Article Published: Oct. 13, 2011 | Modified: Oct. 13, 2011
A Portal to the Past

WHS artist-in-residence Pam Brewer displays clay rhododendron leaves created by student artists last week. After being glazed and fired, they will become part of a new permanent mosaic on the main floor of the school.

Photo by Jeff Eason



With funds depleting for artists-in-residency programs at local schools, art students at Watauga High School are taking full advantage of one going on right now.

“There are 500 kids involved in the mosaic project,” WHS artist-in-residence Pam Brewer said. “It is a two-week residency. I’m working with them ... on the first half of the project, and I’ll return in the spring for the second half of the project.”

The project is a 125-square-foot mosaic that will be built on the backside of the elevator shaft on the main floor of Watauga High School.

“I wanted it to be a tribute to the old Watauga High School, as well as a look forward to the future,” Brewer said. “When I graduated from Watauga High School in 1972, there was no art program. Now it has one of the best in the state.”

Last week, art students created the individual pieces for the mosaic by making clay rhododendron leaves, ferns, tree bark and even water for the mosaics forest scene. Once dried, the pieces will be glazed and then fired over the rest of the semester.

In the spring semester, Brewer will return and she and the students will put the whole thing together.
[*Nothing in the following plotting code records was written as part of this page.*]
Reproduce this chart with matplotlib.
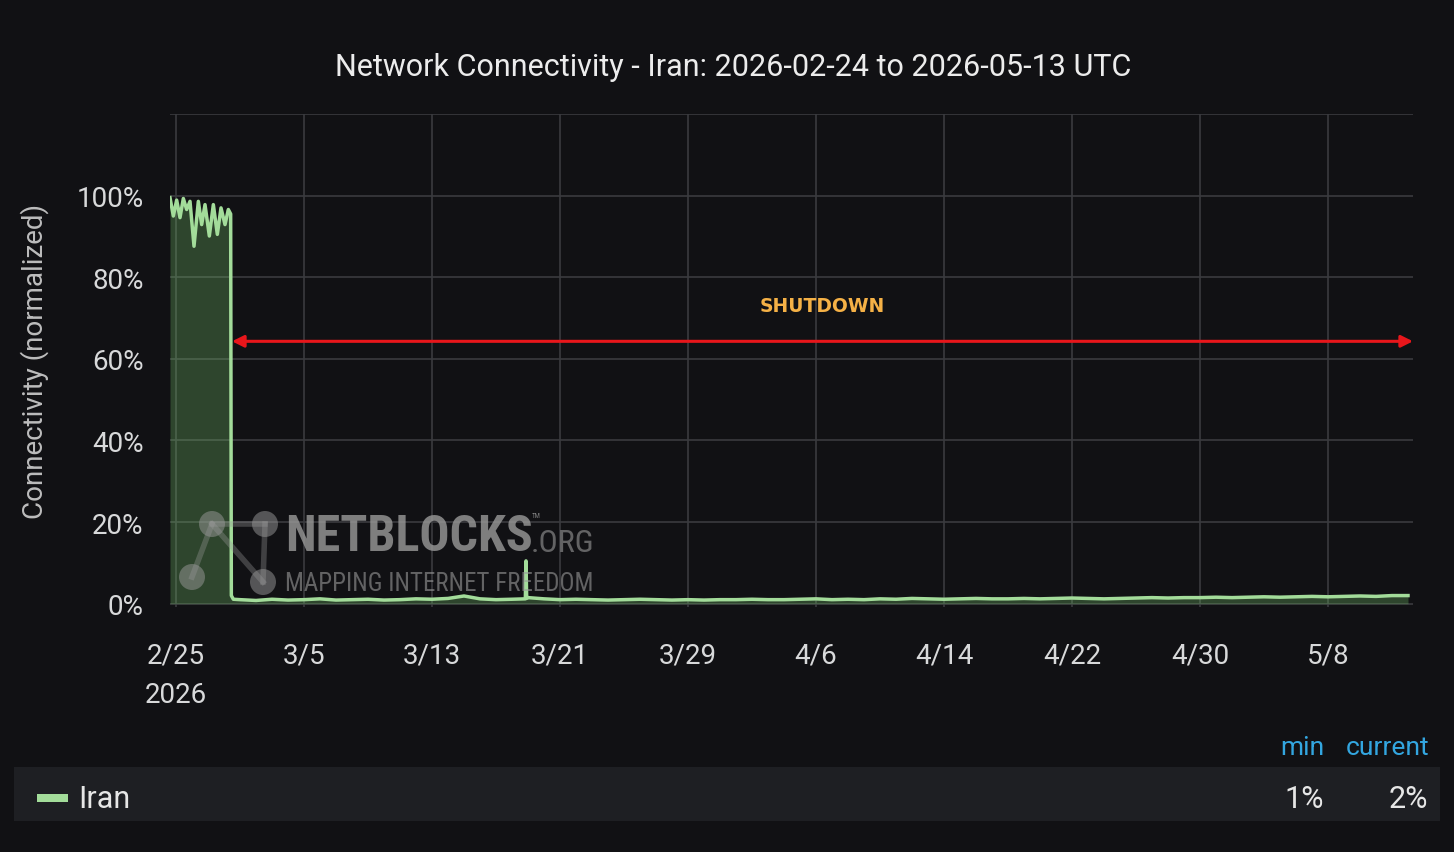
import matplotlib
matplotlib.use('Agg')
import matplotlib.pyplot as plt
from matplotlib import font_manager
from matplotlib.patches import Circle, Rectangle
import pandas as pd

# ---- data (% of normal connectivity) ----
early_times=['2026-02-24 15:00','2026-02-24 20:00','2026-02-25 01:00','2026-02-25 06:00',
             '2026-02-25 11:00','2026-02-25 16:00','2026-02-25 21:00','2026-02-26 03:00',
             '2026-02-26 09:30','2026-02-26 14:30','2026-02-26 19:30','2026-02-27 02:00',
             '2026-02-27 08:00','2026-02-27 14:00','2026-02-27 19:30','2026-02-28 01:30',
             '2026-02-28 06:30','2026-02-28 10:00','2026-02-28 11:00','2026-02-28 14:00']
early_vals=[99.5,95.0,98.9,94.6,99.3,96.6,98.6,87.6,98.6,92.9,97.8,90.1,97.8,90.5,97.0,92.9,96.6,95.5,2.0,1.1]

spike_times=['2026-03-18 20:00','2026-03-18 21:00','2026-03-18 22:00']
spike_vals=[1.2,10.5,1.3]

tail_start='2026-03-01'
tail_vals=[1.0,0.8,1.1,0.9,1.0,1.2,0.9,1.0,1.1,0.9,1.0,1.2,1.1,1.3,1.9,1.2,1.0,1.1,1.5,1.2,
           1.0,1.1,1.0,0.9,1.0,1.1,1.0,0.9,1.0,0.9,1.0,
           1.0,1.1,1.0,1.0,1.1,1.2,1.0,1.1,1.0,1.2,1.1,1.3,1.2,1.1,1.2,1.3,1.2,1.2,1.3,1.2,
           1.3,1.4,1.3,1.2,1.3,1.4,1.5,1.4,1.5,1.5,
           1.6,1.5,1.6,1.7,1.6,1.7,1.8,1.7,1.8,1.9,1.8,2.0,2.0]

tick_dates=['2026-02-25','2026-03-05','2026-03-13','2026-03-21','2026-03-29','2026-04-06',
            '2026-04-14','2026-04-22','2026-04-30','2026-05-08']
tick_labels=['2/25\n2026','3/5','3/13','3/21','3/29','4/6','4/14','4/22','4/30','5/8']
y_ticks=[0,20,40,60,80,100,120]
y_labels=['0%','20%','40%','60%','80%','100%','']

shutdown_from='2026-02-28 12:00'
shutdown_to='2026-05-13 07:30'
shutdown_level=64.3
legend_min='1%'
legend_cur='2%'

# ---- styling ----
BG='#111114'
GRID='#3a3b3f'
LINE='#a3dc9a'
FILL='#73bf69'
TXT='#d8d9da'

def narrow_family():
    names={f.name for f in font_manager.fontManager.ttflist}
    for n in ['Liberation Sans Narrow','Roboto Condensed','DejaVu Sans']:
        if n in names: return n
    return 'DejaVu Sans'

series=pd.concat([
    pd.Series(early_vals,index=pd.to_datetime(early_times)),
    pd.Series(spike_vals,index=pd.to_datetime(spike_times)),
    pd.Series(tail_vals,index=pd.date_range(tail_start,periods=len(tail_vals),freq='D')),
]).sort_index()

plt.rcParams['font.family']=['Roboto','DejaVu Sans']
fig=plt.figure(figsize=(14.54,8.53),dpi=100,facecolor=BG)
ax=fig.add_axes([170/1454,1-608/853,(1413-170)/1454,(608-115)/853])
ax.set_facecolor(BG)

ax.fill_between(series.index,0,series.values,color=FILL,alpha=0.3,lw=0,zorder=2)
ax.plot(series.index,series.values,color=LINE,lw=2.5,zorder=3)

ax.set_xlim(pd.Timestamp('2026-02-24 15:00'),pd.Timestamp(shutdown_to))
ax.set_ylim(-0.8,120)
ax.set_xticks(pd.to_datetime(tick_dates))
ax.set_xticklabels(tick_labels,color=TXT,fontsize=20,linespacing=1.6)
ax.set_yticks(y_ticks)
ax.set_yticklabels(y_labels,color=TXT,fontsize=20)
ax.tick_params(axis='both',length=0)
ax.tick_params(axis='y',pad=19)
ax.tick_params(axis='x',pad=25)
ax.grid(True,color=GRID,lw=1.2,zorder=0)
for s in ax.spines.values(): s.set_visible(False)

# shutdown arrow
ax.annotate('',xy=(pd.Timestamp(shutdown_to),shutdown_level),
            xytext=(pd.Timestamp(shutdown_from),shutdown_level),
            arrowprops=dict(arrowstyle='<|-|>,head_length=0.7,head_width=0.35',
                            color='#e8161b',lw=2.2,shrinkA=0,shrinkB=0),zorder=4)
ax.text(pd.Timestamp('2026-04-06 10:00'),73,'SHUTDOWN',color='#f5b146',fontsize=13.5,
        fontweight='bold',ha='center',va='center',family=['DejaVu Sans'],zorder=4)

# watermark
wm='#9a9a9a'
nodes=[(2.12,8.53-5.25),(2.65,8.53-5.25),(1.92,8.53-5.78),(2.63,8.53-5.83)]
for a,b in [(0,1),(0,2),(0,3),(1,3)]:
    fig.add_artist(plt.Line2D([nodes[a][0],nodes[b][0]],[nodes[a][1],nodes[b][1]],
                              transform=fig.dpi_scale_trans,color=wm,lw=4,alpha=0.35))
for (cx,cy) in nodes:
    fig.add_artist(Circle((cx,cy),0.13,transform=fig.dpi_scale_trans,color=wm,alpha=0.5,lw=0))
nf=narrow_family()
fig.text(285/1454,1-538/853,'NETBLOCKS',color=wm,alpha=0.8,fontsize=36,fontweight='bold',
         family=[nf],fontstretch='condensed',ha='left',va='center')
fig.text(532/1454,1-516/853,'TM',color=wm,alpha=0.8,fontsize=5,family=[nf],ha='left',va='center')
fig.text(531/1454,1-544/853,'.ORG',color=wm,alpha=0.6,fontsize=23,family=[nf],
         fontstretch='condensed',ha='left',va='center')
fig.text(285/1454,1-584/853,'MAPPING INTERNET FREEDOM',color=wm,alpha=0.6,fontsize=18,family=[nf],
         fontstretch='condensed',ha='left',va='center')

# title and y label
fig.text(733/1454,1-67/853,'Network Connectivity - Iran: 2026-02-24 to 2026-05-13 UTC',
         color='#ececec',fontsize=22,ha='center',va='center')
fig.text(35/1454,1-361/853,'Connectivity (normalized)',color='#bdbdbd',fontsize=20,
         rotation=90,ha='center',va='center')

# legend table
fig.add_artist(Rectangle((14/1454,1-822/853),(1440-14)/1454,54/853,transform=fig.transFigure,
                         color='#1e1f23',lw=0,zorder=0))
fig.add_artist(Rectangle((37/1454,1-803/853),31/1454,8/853,transform=fig.transFigure,
                         color=LINE,lw=0))
fig.text(78/1454,1-800/853,'Iran',color='#e6e6e6',fontsize=22,ha='left',va='center')
fig.text(1302/1454,1-748/853,'min',color='#33a6e0',fontsize=19,ha='center',va='center')
fig.text(1388/1454,1-748/853,'current',color='#33a6e0',fontsize=19,ha='center',va='center')
fig.text(1324/1454,1-800/853,legend_min,color='#e6e6e6',fontsize=22,ha='right',va='center')
fig.text(1428/1454,1-800/853,legend_cur,color='#e6e6e6',fontsize=22,ha='right',va='center')

fig.savefig('out.png',dpi=100,facecolor=BG)
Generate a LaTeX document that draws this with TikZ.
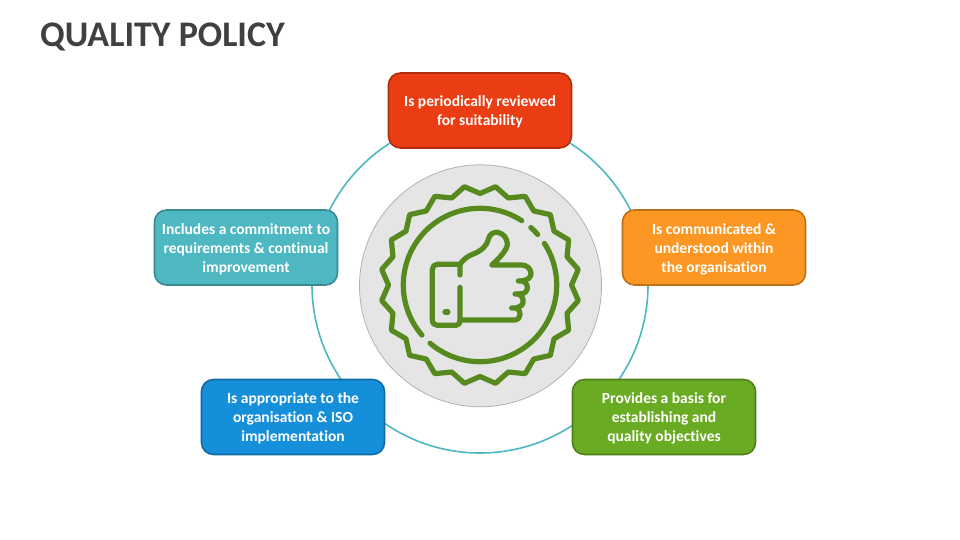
\documentclass[tikz,border=0pt]{standalone}
\usepackage{fontspec}
\usetikzlibrary{calc}
\setmainfont{Carlito}[Ligatures=NoCommon]
\definecolor{ringc}{HTML}{4DB8C2}
\definecolor{iconc}{HTML}{568A1F}
\definecolor{titlec}{HTML}{404040}
\definecolor{boxa}{HTML}{EB3D13}
\definecolor{boxb}{HTML}{FC9723}
\definecolor{boxc}{HTML}{6AAB24}
\definecolor{boxd}{HTML}{158FD9}
\definecolor{boxe}{HTML}{4DB8C2}
\newcommand\liftline{\rule{0pt}{14pt}}
\tikzset{
  box/.style={draw=#1!75!black,line width=1.6pt,rounded corners=12pt,minimum width=183pt,minimum height=75pt,
    align=center,text=white,inner sep=0pt,font=\fontsize{15.5}{19}\selectfont\bfseries,fill=#1},
  iconline/.style={draw=iconc,line width=5.2pt,line cap=round,line join=round},
}
\begin{document}
\begin{tikzpicture}[x=1pt,y=-1pt]
\useasboundingbox (0,0) rectangle (960,540);
\fill[white] (0,0) rectangle (960,540);
\node[anchor=west,text=titlec,inner sep=0pt,font=\fontsize{36}{40}\selectfont\bfseries] (title) at (40,36.5) {QUALITY POLICY};
\coordinate (c) at (480,285);
\node[circle,draw=ringc,line width=1.6pt,minimum size=336pt,inner sep=0pt] (ring) at (c) {};
\node[circle,draw=black!30,fill=black!10,line width=0.8pt,minimum size=242pt,inner sep=0pt] (disc) at (480.5,285.8) {};
\node[box=boxa] (top) at (480,110.5) {\liftline Is periodically reviewed\\for suitability};
\node[box=boxb] (right) at (714,247.5) {\liftline Is communicated \&\\understood within\\the organisation};
\node[box=boxc] (br) at (664,417) {\liftline Provides a basis for\\establishing and\\quality objectives};
\node[box=boxd] (bl) at (293,417) {\liftline Is appropriate to the\\organisation \& ISO\\implementation};
\node[box=boxe] (left) at (246,247.5) {\liftline Includes a commitment to\\requirements \& continual\\improvement};
% seal
\draw[iconline,shift={(480,285)}] (0:91.5pt) \foreach \a in {0,18,...,342} { -- (\a:91.5pt) -- (\a+9:99.5pt)} -- cycle;
% inner broken circle
\draw[iconline] ($(c)+(32.9:76.7pt)$) arc[start angle=32.9,end angle=-130.6,radius=76.7pt];
\draw[iconline] ($(c)+(48.5:76.7pt)$) arc[start angle=48.5,end angle=41.2,radius=76.7pt];
\draw[iconline] ($(c)+(57:76.7pt)$) arc[start angle=57,end angle=220.8,radius=76.7pt];
% thumb
\begin{scope}[shift={(420,220)},x=0.3333pt,y=-0.3333pt]
\draw[iconline] (120,165) -- (120,133) -- (52,133) .. controls (43,133) and (37,139) .. (37,148)
  -- (37,300) .. controls (37,310) and (43,316) .. (52,316) -- (108,316) .. controls (116,316) and (120,310) .. (120,302) -- (120,202);
\draw[iconline] (75,276) -- (84,276);
\draw[iconline] (120,133) .. controls (130,118) and (145,107) .. (160,102)
  .. controls (185,92) and (200,78) .. (205,58)
  .. controls (208,42) and (222,35) .. (233,37)
  .. controls (250,40) and (262,55) .. (262,72)
  .. controls (262,90) and (235,118) .. (215,135)
  -- (305,135) .. controls (322,135) and (333,148) .. (333,160)
  .. controls (333,172) and (325,183) .. (295,183);
\draw[iconline] (305,183) .. controls (322,185) and (327,205) .. (318,215) .. controls (312,222) and (300,222) .. (285,222);
\draw[iconline] (295,222) .. controls (312,226) and (312,250) .. (305,256) .. controls (298,264) and (288,264) .. (275,264);
\draw[iconline] (288,264) .. controls (305,268) and (305,298) .. (285,300) -- (120,300);
\end{scope}
\end{tikzpicture}
\end{document}
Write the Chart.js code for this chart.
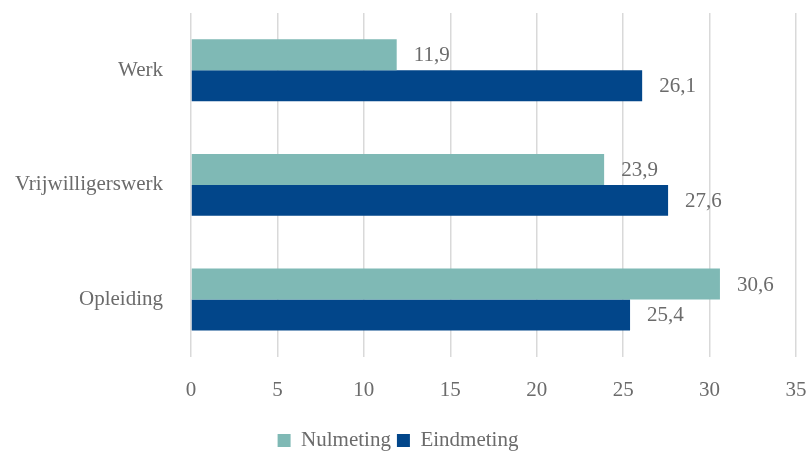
<!DOCTYPE html>
<html>
<head>
<meta charset="utf-8">
<script src="https://cdn.jsdelivr.net/npm/chart.js@4"></script>
<style>
  html, body { margin: 0; padding: 0; background: #fff; }
  #wrap { width: 811px; height: 454px; }
</style>
</head>
<body>
<div id="wrap"><canvas id="barChart"></canvas></div>
<script>
const categories = ['Werk', 'Vrijwilligerswerk', 'Opleiding'];
const nulmeting = [11.9, 23.9, 30.6];
const eindmeting = [26.1, 27.6, 25.4];
const seriesNames = ['Nulmeting', 'Eindmeting'];

const textColor = '#6b6b6b';
const fontFamily = "'Liberation Serif', 'DejaVu Serif', serif";

// draws the value next to each bar, Dutch decimal comma
const valueLabels = {
  id: 'valueLabels',
  afterDatasetsDraw(chart) {
    const ctx = chart.ctx;
    ctx.save();
    ctx.font = '21px ' + fontFamily;
    ctx.fillStyle = textColor;
    ctx.textAlign = 'left';
    ctx.textBaseline = 'middle';
    chart.data.datasets.forEach((ds, i) => {
      chart.getDatasetMeta(i).data.forEach((bar, j) => {
        const txt = ds.data[j].toFixed(1).replace('.', ',');
        ctx.fillText(txt, bar.x + 17, bar.y + 1);
      });
    });
    ctx.restore();
  }
};

const ctx = document.getElementById('barChart').getContext('2d');
const barChart = new Chart(ctx, {
  type: 'bar',
  data: {
    labels: categories,
    datasets: [{
      label: seriesNames[0],
      data: nulmeting,
      backgroundColor: '#7fb9b5',
      categoryPercentage: 0.54,
      barPercentage: 1
    }, {
      label: seriesNames[1],
      data: eindmeting,
      backgroundColor: '#02468a',
      categoryPercentage: 0.54,
      barPercentage: 1
    }]
  },
  options: {
    indexAxis: 'y',
    responsive: true,
    maintainAspectRatio: false,
    animation: false,
    layout: { padding: { top: 13, right: 15, left: 0, bottom: -7 } },
    scales: {
      x: {
        min: 0,
        max: 35,
        ticks: { stepSize: 5, color: textColor, padding: 21, font: { family: fontFamily, size: 21 } },
        grid: { color: '#d9d9d9', lineWidth: 1.5, drawTicks: false },
        border: { display: false },
        afterFit(scale) { scale.paddingLeft = 0; scale.paddingRight = 0; }
      },
      y: {
        ticks: { color: textColor, padding: 20, font: { family: fontFamily, size: 21 } },
        grid: { display: false },
        border: { display: false },
        afterFit(scale) {
          scale.width = 191;
          scale.paddingTop = 0;
          scale.paddingBottom = 0;
        }
      }
    },
    plugins: {
      legend: {
        position: 'bottom',
        labels: {
          color: textColor,
          boxWidth: 13,
          boxHeight: 13,
          padding: 6,
          font: { family: fontFamily, size: 21 }
        }
      },
      tooltip: { enabled: false }
    }
  },
  plugins: [valueLabels]
});
</script>
</body>
</html>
Although it is not the official title of the piece, the theme of the project is “seeds of learning.”

“This is not your typical mosaic process, because it so large and there are so many hands involved,” Brewer said. “I calculated that it would have taken me four and a half months to accomplish what these 500 students have accomplished this week.”

Brewer, a full-time ceramicist who lives in Newland, said that the High Country has become a thriving center for the art form during the past 30 years.

“I wanted the mosaic’s image to have lasting relevance because it is going to be here 50 years from now,” she said. “I chose a nature scene because the environment is such a powerful force in our lives here in the mountains and because this is a green school. The mosaic’s design includes a portal that can be interpreted as both a portal to the future or a portal to the past.”

This artist-in-residency and public art project is the result of a collaboration between the Watauga Arts Council and Watauga County Schools in an effort to celebrate the recent move of Watauga High School to its new facility and to honor the community that shares and enjoys the new space.